Friday, July 20, 2007

THE WHITES OF THEIR PIES

I heard this crazy saying the other day. About not shooting till you see the whites of their pies. What kind of insanity is that?

Shoot if somebody decides to bring me a nice creamy pie I ain't going to shoot them for it. Well providing the white isn't soap. Then I might get a bit pissed.

Course I would be more concerned over the person wanting to do all this shooting stuff. That could be a really a bad thing.

I got to wonder what the big deal is too. I mean does this person hate pie for some reason? It can happen.

Wouldn't work for me, but it does happen. Just not sure who. I'm thinking that it is one of those weird nuts who thinks sugar is a bad thing.

I call such people weird because that is how I see someone that expects you to think something yucky tastes good. I figure that is there problem.

And I ain't crazy about them making it seem like it is my problem either. Some expect that. They are never happy just being miserable.

They have to like everyone else miserable too. Which sure isn't my idea of fun. But even if I did I wouldn't go around shooting people for it.

Honestly, isn't that like getting way to carried away with this idea? In fact I thought shooting people was illegal or something.

Seems like it should be. If not, then I missed when they decided it was cool. Must have been mentioned it in the paper in one of those sections I missed.

Lot of those in the paper as far as I'm concerned. But that is my choice. I got to tell you that I'll pass on making it my choice too.

I mean guns are kind of heavy anyway.

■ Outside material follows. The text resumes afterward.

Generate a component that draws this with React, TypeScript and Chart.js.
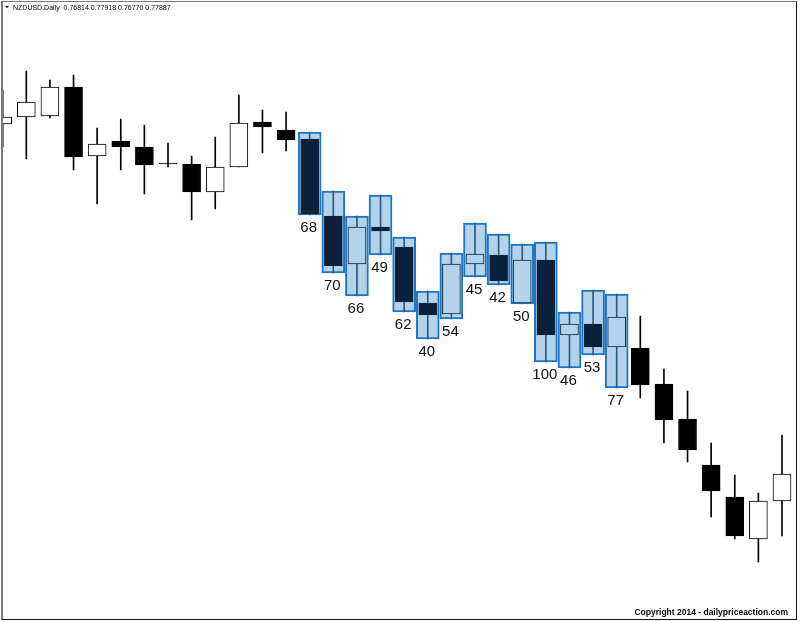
import React, { useEffect, useRef } from "react";
import { Chart, registerables } from "chart.js";

Chart.register(...registerables);

// 34 daily bars, NZDUSD
const days = [
  "1", "2", "3", "4", "5", "6", "7", "8", "9", "10", "11", "12", "13", "14", "15", "16", "17",
  "18", "19", "20", "21", "22", "23", "24", "25", "26", "27", "28", "29", "30", "31", "32", "33", "34",
];

const opens = [
  0.8492, 0.8506, 0.8508, 0.8566, 0.8428, 0.8458, 0.8446, 0.8414, 0.8412, 0.8356, 0.8406, 0.8496,
  0.848, 0.8462, 0.8308, 0.8212, 0.8286, 0.8246, 0.8134, 0.8112, 0.8212, 0.823, 0.8134, 0.822,
  0.807, 0.8092, 0.8046, 0.8044, 0.7972, 0.7902, 0.781, 0.7746, 0.7662, 0.7738,
];
const highs = [
  0.856, 0.8598, 0.858, 0.859, 0.8484, 0.8502, 0.849, 0.8454, 0.8428, 0.8466, 0.855, 0.852,
  0.8516, 0.8476, 0.8358, 0.8308, 0.835, 0.8266, 0.8158, 0.8234, 0.8294, 0.8272, 0.8252, 0.8256,
  0.8116, 0.816, 0.8152, 0.8108, 0.8002, 0.7958, 0.7854, 0.779, 0.7754, 0.787,
];
const lows = [
  0.8446, 0.8422, 0.8504, 0.84, 0.8332, 0.84, 0.8352, 0.8406, 0.83, 0.8322, 0.8406, 0.8434,
  0.8438, 0.831, 0.8194, 0.8148, 0.823, 0.8116, 0.8062, 0.8102, 0.8186, 0.817, 0.8132, 0.8016,
  0.8004, 0.803, 0.7964, 0.7944, 0.7854, 0.7816, 0.7706, 0.7662, 0.7616, 0.7668,
];
const closes = [
  0.8506, 0.8536, 0.8566, 0.8426, 0.8452, 0.8446, 0.841, 0.8412, 0.8356, 0.8406, 0.8494, 0.8486,
  0.846, 0.8312, 0.8208, 0.8286, 0.8278, 0.8136, 0.811, 0.8212, 0.8232, 0.8178, 0.822, 0.807,
  0.8092, 0.8046, 0.8106, 0.797, 0.79, 0.784, 0.7758, 0.7668, 0.7738, 0.7792,
];

// numbers written under the highlighted bars
const counts: (number | null)[] = [
  null, null, null, null, null, null, null, null, null, null, null, null, null,
  68, 70, 66, 49, 62, 40, 54, 45, 42, 50, 100, 46, 53, 77,
  null, null, null, null, null, null, null,
];

const priceMin = 0.7496;
const priceMax = 0.874;

const BOX_FILL = "#b3d3ea";
const BOX_EDGE = "#1f74c6";

const countLabels = {
  id: "countLabels",
  afterDatasetsDraw(chart: Chart) {
    const { ctx, scales } = chart;
    ctx.save();
    ctx.font = '15px "Liberation Sans", Arial, sans-serif';
    ctx.fillStyle = "#111";
    ctx.textAlign = "center";
    ctx.textBaseline = "alphabetic";
    counts.forEach((c, i) => {
      if (c == null) return;
      const x = scales.x.getPixelForValue(i) - 1;
      const y = scales.y.getPixelForValue(lows[i]) + 17;
      ctx.fillText(String(c), x, y);
    });
    ctx.restore();
  },
};

function CandleChart() {
  const chartRef = useRef<HTMLCanvasElement>(null);

  useEffect(() => {
    const ctx = chartRef.current?.getContext("2d");
    if (!ctx) return;

    const marked = (i: number) => counts[i] != null;
    const bull = (i: number) => closes[i] >= opens[i];
    const clip = { left: 1, top: false, right: false, bottom: false } as any;

    const chart = new Chart(ctx, {
      type: "bar",
      data: {
        labels: days,
        datasets: [
          {
            label: "body",
            data: days.map((_, i) => [Math.min(opens[i], closes[i]), Math.max(opens[i], closes[i])]) as any,
            barThickness: 18,
            grouped: false,
            order: 1,
            clip,
            borderSkipped: false,
            borderWidth: 1,
            backgroundColor: days.map((_, i) =>
              bull(i) ? (marked(i) ? BOX_FILL : "#ffffff") : marked(i) ? "#0b2039" : "#000000"
            ),
            borderColor: days.map((_, i) => (marked(i) ? "#13263a" : "#000000")),
          },
          {
            label: "wick",
            data: days.map((_, i) => [lows[i], highs[i]]) as any,
            barThickness: 1,
            grouped: false,
            order: 2,
            clip,
            borderWidth: 0,
            backgroundColor: days.map((_, i) => (marked(i) ? "#2d5a80" : "#000000")),
          },
          {
            label: "box",
            data: days.map((_, i) => (marked(i) ? [lows[i], highs[i]] : null)) as any,
            barThickness: 23,
            grouped: false,
            order: 3,
            clip,
            borderSkipped: false,
            borderWidth: 2,
            backgroundColor: BOX_FILL,
            borderColor: BOX_EDGE,
          },
        ],
      },
      options: {
        responsive: false,
        animation: false,
        events: [],
        layout: { padding: { left: 2.7, right: 18, top: 0, bottom: 0 } },
        plugins: { legend: { display: false }, tooltip: { enabled: false } },
        scales: {
          x: { type: "category", offset: false, display: false },
          y: { min: priceMin, max: priceMax, display: false },
        },
      },
      plugins: [countLabels],
    });

    return () => chart.destroy();
  }, []);

  return (
    <canvas
      ref={chartRef}
      width={800}
      height={622}
      style={{ position: "absolute", left: 0, top: 0, width: 800, height: 622 }}
    ></canvas>
  );
}

export default function App() {
  return (
    <div
      style={{
        position: "fixed",
        left: 0,
        top: 0,
        width: 800,
        height: 622,
        background: "#fff",
        overflow: "hidden",
      }}
    >
      <CandleChart />
      <div
        style={{
          position: "absolute",
          left: 1,
          top: 1,
          width: 796,
          height: 619,
          boxSizing: "border-box",
          borderLeft: "2px solid #7a7a7a",
          borderTop: "1px solid #7a7a7a",
          borderRight: "1px solid #111",
          borderBottom: "1px solid #111",
          pointerEvents: "none",
        }}
      />
      <div
        style={{
          position: "absolute",
          left: 4.5,
          top: 5.5,
          width: 0,
          height: 0,
          borderLeft: "2px solid transparent",
          borderRight: "2px solid transparent",
          borderTop: "2.5px solid #000",
        }}
      />
      <div
        style={{
          position: "absolute",
          left: 13,
          top: 4,
          fontFamily: '"Liberation Sans", Arial, sans-serif',
          fontSize: 7,
          lineHeight: "7px",
          whiteSpace: "pre",
          color: "#000",
        }}
      >
        {"NZDUSD.Daily  0.76814 0.77918 0.76770 0.77887"}
      </div>
      <div
        style={{
          position: "absolute",
          right: 12,
          top: 607.5,
          fontFamily: '"Liberation Sans", Arial, sans-serif',
          fontWeight: "bold",
          fontSize: 8.5,
          lineHeight: "8.5px",
          whiteSpace: "pre",
          color: "#000",
        }}
      >
        Copyright 2014 - dailypriceaction.com
      </div>
    </div>
  );
}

I sure don't want to have to lug one around just so I can find some dude with a cream pie that I decide needs blasting.

Gee, I imagine if you were just fooling about the blasting part it might get you a few pies. Nah, I bet such people wouldn't have much of a sense of humor about it.

Just because a dude was cool about toting around pies, I don't imagine they would smile if you waltzed up with a bazooka and said, "Gimmie your pie or else!"

Oh well, since I can't get myself a bazooka and not sure where the pie dudes hang out I reckon I won't get a chance to find out. In the meantime I think I'll just go and buy a few pies unless some nut with a bazooka decides to pull any funny stuff.

THOUGHT FOR THE WEEK:
"What is the deal with reruns on television? They never actually run anywhere in the first place, so how they re?"